▶ **Task statement**:
Write out the data again exactly, skipping every picture.

▶ **Records with drawing code**:
· · · · · · ·
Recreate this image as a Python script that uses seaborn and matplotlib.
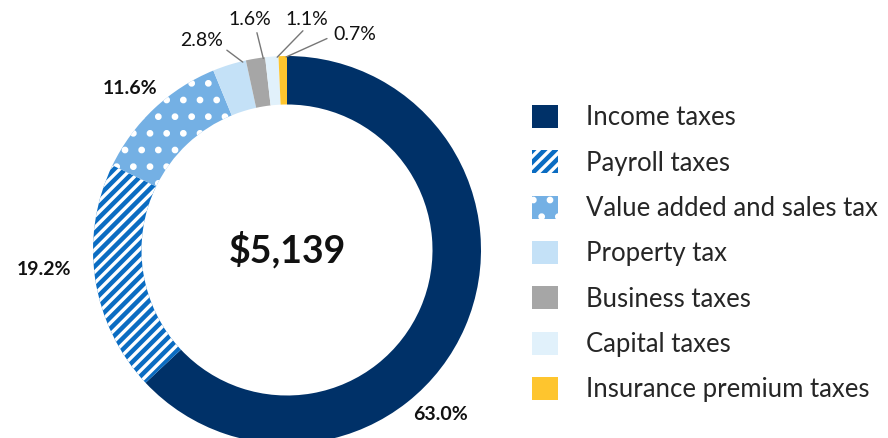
import numpy as np
import matplotlib
matplotlib.use("Agg")
import matplotlib.pyplot as plt
import seaborn as sns

# Data
categories = ["Income taxes", "Payroll taxes", "Value added and sales tax",
              "Property tax", "Business taxes", "Capital taxes",
              "Insurance premium taxes"]
shares = [63.0, 19.2, 11.6, 2.8, 1.6, 1.1, 0.7]
total_label = "$5,139"

colors = ["#003168", "#0a6cc2", "#74b0e4", "#c4e1f7", "#a6a6a6", "#e1f1fb", "#fec52e"]
hatches = ["", "///", ".", "", "", "", ""]

sns.set_style("white")
plt.rcParams["font.family"] = ["Lato", "DejaVu Sans"]
plt.rcParams["hatch.linewidth"] = 2.4

fig = plt.figure(figsize=(8.88, 4.38), dpi=100)
# donut centre at (287, 250) px, outer radius 194 px
cx, cy, r = 287, 438 - 250, 194
ax = fig.add_axes([(cx - r) / 888, (cy - r) / 438, 2 * r / 888, 2 * r / 438])

wedges, _ = ax.pie(shares, colors=colors, startangle=90, counterclock=False,
                   radius=1.0, wedgeprops=dict(width=0.25, linewidth=0, edgecolor="white"))
for w, h in zip(wedges, hatches):
    if h:
        w.set_hatch(h)
ax.set_xlim(-1, 1)
ax.set_ylim(-1, 1)
ax.set_aspect("equal")
ax.axis("off")

ax.text(0, 0.0, total_label, ha="center", va="center", fontsize=27, fontweight="bold", color="#111111")

# percentage labels (positions in data units)
label_pos = [(0.79, -0.85), (-1.25, -0.10), (-0.81, 0.83), (-0.44, 1.08),
             (-0.19, 1.19), (0.10, 1.19), (0.35, 1.11)]
leader = [False, False, False, True, True, True, True]
line_end = [None, None, None, (-0.31, 1.03), (-0.155, 1.12), (0.082, 1.13), (0.206, 1.09)]
for i, (w, s) in enumerate(zip(wedges, shares)):
    x, y = label_pos[i]
    ax.text(x, y, f"{s:.1f}%", ha="center", va="center", fontsize=14,
            fontweight="bold" if not leader[i] else "normal", color="#111111",
            clip_on=False)
    if leader[i]:
        ang = np.deg2rad(w.theta1 + 0.1 * (w.theta2 - w.theta1))
        ex, ey = line_end[i]
        ax.plot([np.cos(ang) * 0.995, ex], [np.sin(ang) * 0.995, ey], color="#777777",
                lw=1.0, clip_on=False)

fig.legend(wedges, categories, loc="upper left", bbox_to_anchor=(532 / 888, 1 - 105 / 438),
           frameon=False, fontsize=18.5, handlelength=1.0, handleheight=1.0,
           labelspacing=0.78, handletextpad=1.1, borderaxespad=0, borderpad=0)

fig.savefig("out.png", dpi=100)
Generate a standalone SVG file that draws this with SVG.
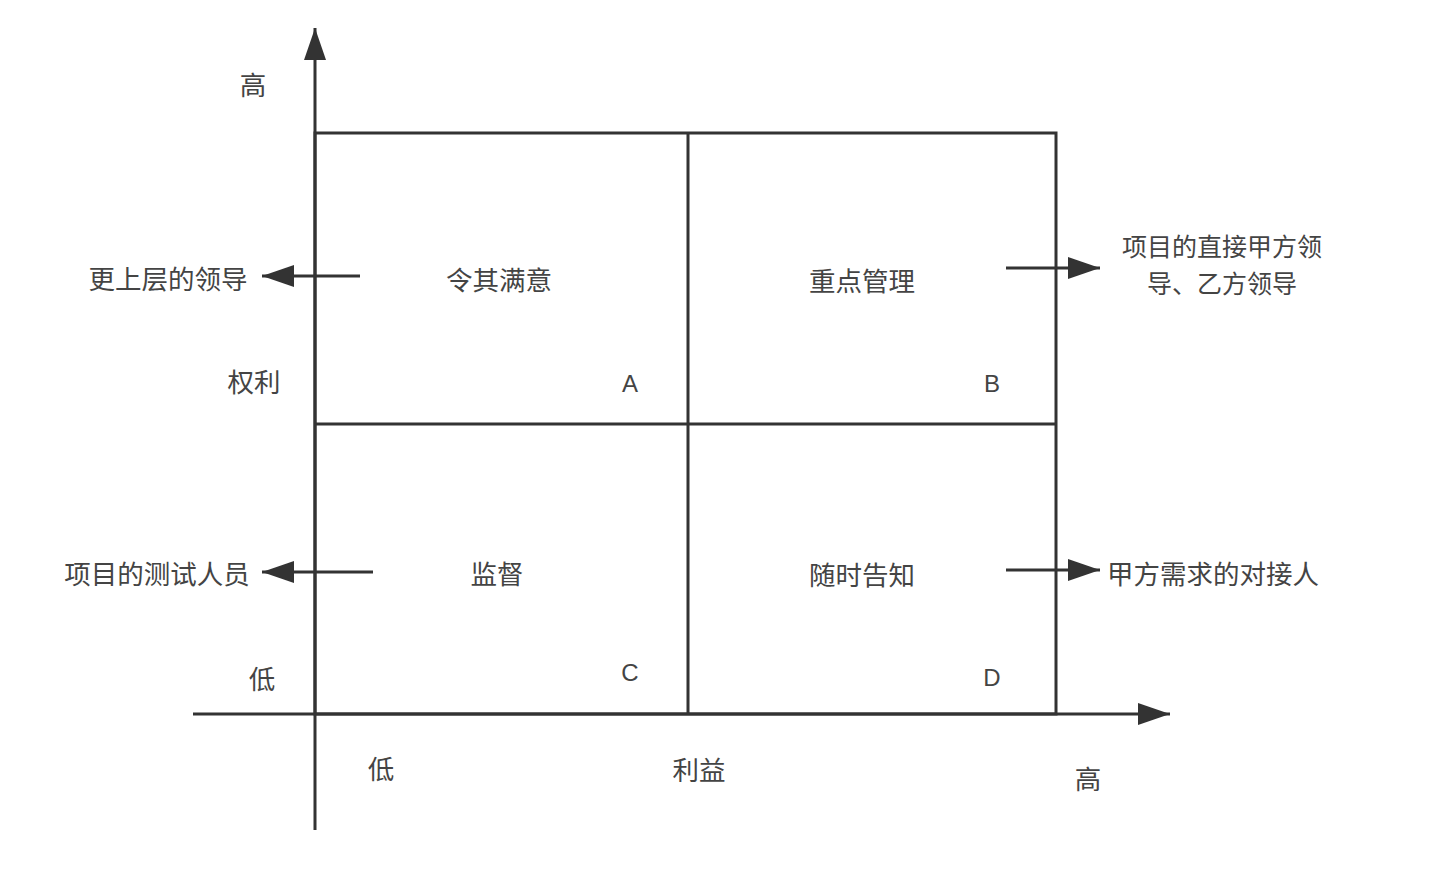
<svg xmlns="http://www.w3.org/2000/svg" width="1450" height="869" viewBox="0 0 1450 869">
<defs>
<style>
.ln{stroke:#333;stroke-width:3;fill:none}
.t{font-family:"Noto Sans CJK SC","Noto Sans",sans-serif;font-size:26.5px;fill:#444;text-anchor:middle;dominant-baseline:central}
.t2{font-family:"Noto Sans CJK SC","Noto Sans",sans-serif;font-size:25px;fill:#444;text-anchor:middle;dominant-baseline:central}
.l{font-family:"Liberation Sans","Noto Sans",sans-serif;font-size:24px;fill:#444;text-anchor:middle;dominant-baseline:central}
</style>
<marker id="ah" viewBox="0 0 32 22" refX="32" refY="11" markerWidth="32" markerHeight="22" markerUnits="userSpaceOnUse" orient="auto">
<path d="M0,0 L32,11 L0,22 Z" fill="#333"/>
</marker>
</defs>
<rect width="1450" height="869" fill="#fff"/>
<g id="grid">
<rect class="ln" x="315" y="133" width="741" height="581"/>
<line class="ln" x1="688" y1="133" x2="688" y2="714"/>
<line class="ln" x1="315" y1="424" x2="1056" y2="424"/>
</g>
<g id="connectors">
<line class="ln" x1="315" y1="830" x2="315" y2="28" marker-end="url(#ah)"/>
<line class="ln" x1="193" y1="714" x2="1170" y2="714" marker-end="url(#ah)"/>
<line class="ln" x1="360" y1="276" x2="262" y2="276" marker-end="url(#ah)"/>
<line class="ln" x1="373" y1="572" x2="262" y2="572" marker-end="url(#ah)"/>
<line class="ln" x1="1006" y1="268" x2="1100" y2="268" marker-end="url(#ah)"/>
<line class="ln" x1="1006" y1="570" x2="1100" y2="570" marker-end="url(#ah)"/>
</g>
<g id="axis-labels">
<text class="t" x="253" y="83">高</text>
<text class="t" x="254" y="380">权利</text>
<text class="t" x="262" y="677">低</text>
<text class="t" x="381" y="767">低</text>
<text class="t" x="699" y="768">利益</text>
<text class="t" x="1088" y="777">高</text>
</g>
<g id="qA"><text class="t" x="499" y="278">令其满意</text><text class="l" x="630" y="383">A</text></g>
<g id="qB"><text class="t" x="862" y="279">重点管理</text><text class="l" x="992" y="383">B</text></g>
<g id="qC"><text class="t" x="497" y="572">监督</text><text class="l" x="630" y="672">C</text></g>
<g id="qD"><text class="t" x="862" y="573">随时告知</text><text class="l" x="992" y="677">D</text></g>
<g id="n-upper"><text class="t" x="168" y="277">更上层的领导</text></g>
<g id="n-tester"><text class="t" x="157" y="572">项目的测试人员</text></g>
<g id="n-client"><text class="t2" x="1222" y="244.5">项目的直接甲方领</text><text class="t2" x="1222" y="281.5">导、乙方领导</text></g>
<g id="n-contact"><text class="t" x="1213" y="572">甲方需求的对接人</text></g>
</svg>
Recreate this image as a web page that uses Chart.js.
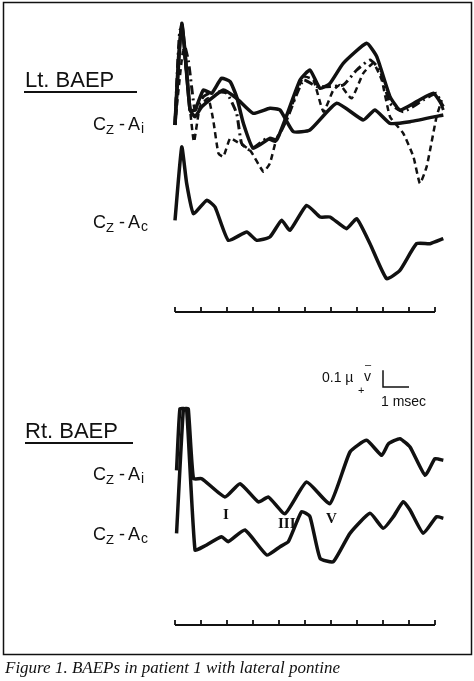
· · · · · · ·
▶ **Task result**:
Recreate this image as a Python script that uses seaborn and matplotlib.
import numpy as np
import matplotlib
matplotlib.use("Agg")
import matplotlib.pyplot as plt
import seaborn as sns

# Data
categories = ["Income taxes", "Payroll taxes", "Value added and sales tax",
              "Property tax", "Business taxes", "Capital taxes",
              "Insurance premium taxes"]
shares = [63.0, 19.2, 11.6, 2.8, 1.6, 1.1, 0.7]
total_label = "$5,139"

colors = ["#003168", "#0a6cc2", "#74b0e4", "#c4e1f7", "#a6a6a6", "#e1f1fb", "#fec52e"]
hatches = ["", "///", ".", "", "", "", ""]

sns.set_style("white")
plt.rcParams["font.family"] = ["Lato", "DejaVu Sans"]
plt.rcParams["hatch.linewidth"] = 2.4

fig = plt.figure(figsize=(8.88, 4.38), dpi=100)
# donut centre at (287, 250) px, outer radius 194 px
cx, cy, r = 287, 438 - 250, 194
ax = fig.add_axes([(cx - r) / 888, (cy - r) / 438, 2 * r / 888, 2 * r / 438])

wedges, _ = ax.pie(shares, colors=colors, startangle=90, counterclock=False,
                   radius=1.0, wedgeprops=dict(width=0.25, linewidth=0, edgecolor="white"))
for w, h in zip(wedges, hatches):
    if h:
        w.set_hatch(h)
ax.set_xlim(-1, 1)
ax.set_ylim(-1, 1)
ax.set_aspect("equal")
ax.axis("off")

ax.text(0, 0.0, total_label, ha="center", va="center", fontsize=27, fontweight="bold", color="#111111")

# percentage labels (positions in data units)
label_pos = [(0.79, -0.85), (-1.25, -0.10), (-0.81, 0.83), (-0.44, 1.08),
             (-0.19, 1.19), (0.10, 1.19), (0.35, 1.11)]
leader = [False, False, False, True, True, True, True]
line_end = [None, None, None, (-0.31, 1.03), (-0.155, 1.12), (0.082, 1.13), (0.206, 1.09)]
for i, (w, s) in enumerate(zip(wedges, shares)):
    x, y = label_pos[i]
    ax.text(x, y, f"{s:.1f}%", ha="center", va="center", fontsize=14,
            fontweight="bold" if not leader[i] else "normal", color="#111111",
            clip_on=False)
    if leader[i]:
        ang = np.deg2rad(w.theta1 + 0.1 * (w.theta2 - w.theta1))
        ex, ey = line_end[i]
        ax.plot([np.cos(ang) * 0.995, ex], [np.sin(ang) * 0.995, ey], color="#777777",
                lw=1.0, clip_on=False)

fig.legend(wedges, categories, loc="upper left", bbox_to_anchor=(532 / 888, 1 - 105 / 438),
           frameon=False, fontsize=18.5, handlelength=1.0, handleheight=1.0,
           labelspacing=0.78, handletextpad=1.1, borderaxespad=0, borderpad=0)

fig.savefig("out.png", dpi=100)
Generate a standalone SVG file that draws this with SVG.
<svg xmlns="http://www.w3.org/2000/svg" width="1450" height="869" viewBox="0 0 1450 869">
<defs>
<style>
.ln{stroke:#333;stroke-width:3;fill:none}
.t{font-family:"Noto Sans CJK SC","Noto Sans",sans-serif;font-size:26.5px;fill:#444;text-anchor:middle;dominant-baseline:central}
.t2{font-family:"Noto Sans CJK SC","Noto Sans",sans-serif;font-size:25px;fill:#444;text-anchor:middle;dominant-baseline:central}
.l{font-family:"Liberation Sans","Noto Sans",sans-serif;font-size:24px;fill:#444;text-anchor:middle;dominant-baseline:central}
</style>
<marker id="ah" viewBox="0 0 32 22" refX="32" refY="11" markerWidth="32" markerHeight="22" markerUnits="userSpaceOnUse" orient="auto">
<path d="M0,0 L32,11 L0,22 Z" fill="#333"/>
</marker>
</defs>
<rect width="1450" height="869" fill="#fff"/>
<g id="grid">
<rect class="ln" x="315" y="133" width="741" height="581"/>
<line class="ln" x1="688" y1="133" x2="688" y2="714"/>
<line class="ln" x1="315" y1="424" x2="1056" y2="424"/>
</g>
<g id="connectors">
<line class="ln" x1="315" y1="830" x2="315" y2="28" marker-end="url(#ah)"/>
<line class="ln" x1="193" y1="714" x2="1170" y2="714" marker-end="url(#ah)"/>
<line class="ln" x1="360" y1="276" x2="262" y2="276" marker-end="url(#ah)"/>
<line class="ln" x1="373" y1="572" x2="262" y2="572" marker-end="url(#ah)"/>
<line class="ln" x1="1006" y1="268" x2="1100" y2="268" marker-end="url(#ah)"/>
<line class="ln" x1="1006" y1="570" x2="1100" y2="570" marker-end="url(#ah)"/>
</g>
<g id="axis-labels">
<text class="t" x="253" y="83">高</text>
<text class="t" x="254" y="380">权利</text>
<text class="t" x="262" y="677">低</text>
<text class="t" x="381" y="767">低</text>
<text class="t" x="699" y="768">利益</text>
<text class="t" x="1088" y="777">高</text>
</g>
<g id="qA"><text class="t" x="499" y="278">令其满意</text><text class="l" x="630" y="383">A</text></g>
<g id="qB"><text class="t" x="862" y="279">重点管理</text><text class="l" x="992" y="383">B</text></g>
<g id="qC"><text class="t" x="497" y="572">监督</text><text class="l" x="630" y="672">C</text></g>
<g id="qD"><text class="t" x="862" y="573">随时告知</text><text class="l" x="992" y="677">D</text></g>
<g id="n-upper"><text class="t" x="168" y="277">更上层的领导</text></g>
<g id="n-tester"><text class="t" x="157" y="572">项目的测试人员</text></g>
<g id="n-client"><text class="t2" x="1222" y="244.5">项目的直接甲方领</text><text class="t2" x="1222" y="281.5">导、乙方领导</text></g>
<g id="n-contact"><text class="t" x="1213" y="572">甲方需求的对接人</text></g>
</svg>
Recreate this image as a web page that uses Chart.js.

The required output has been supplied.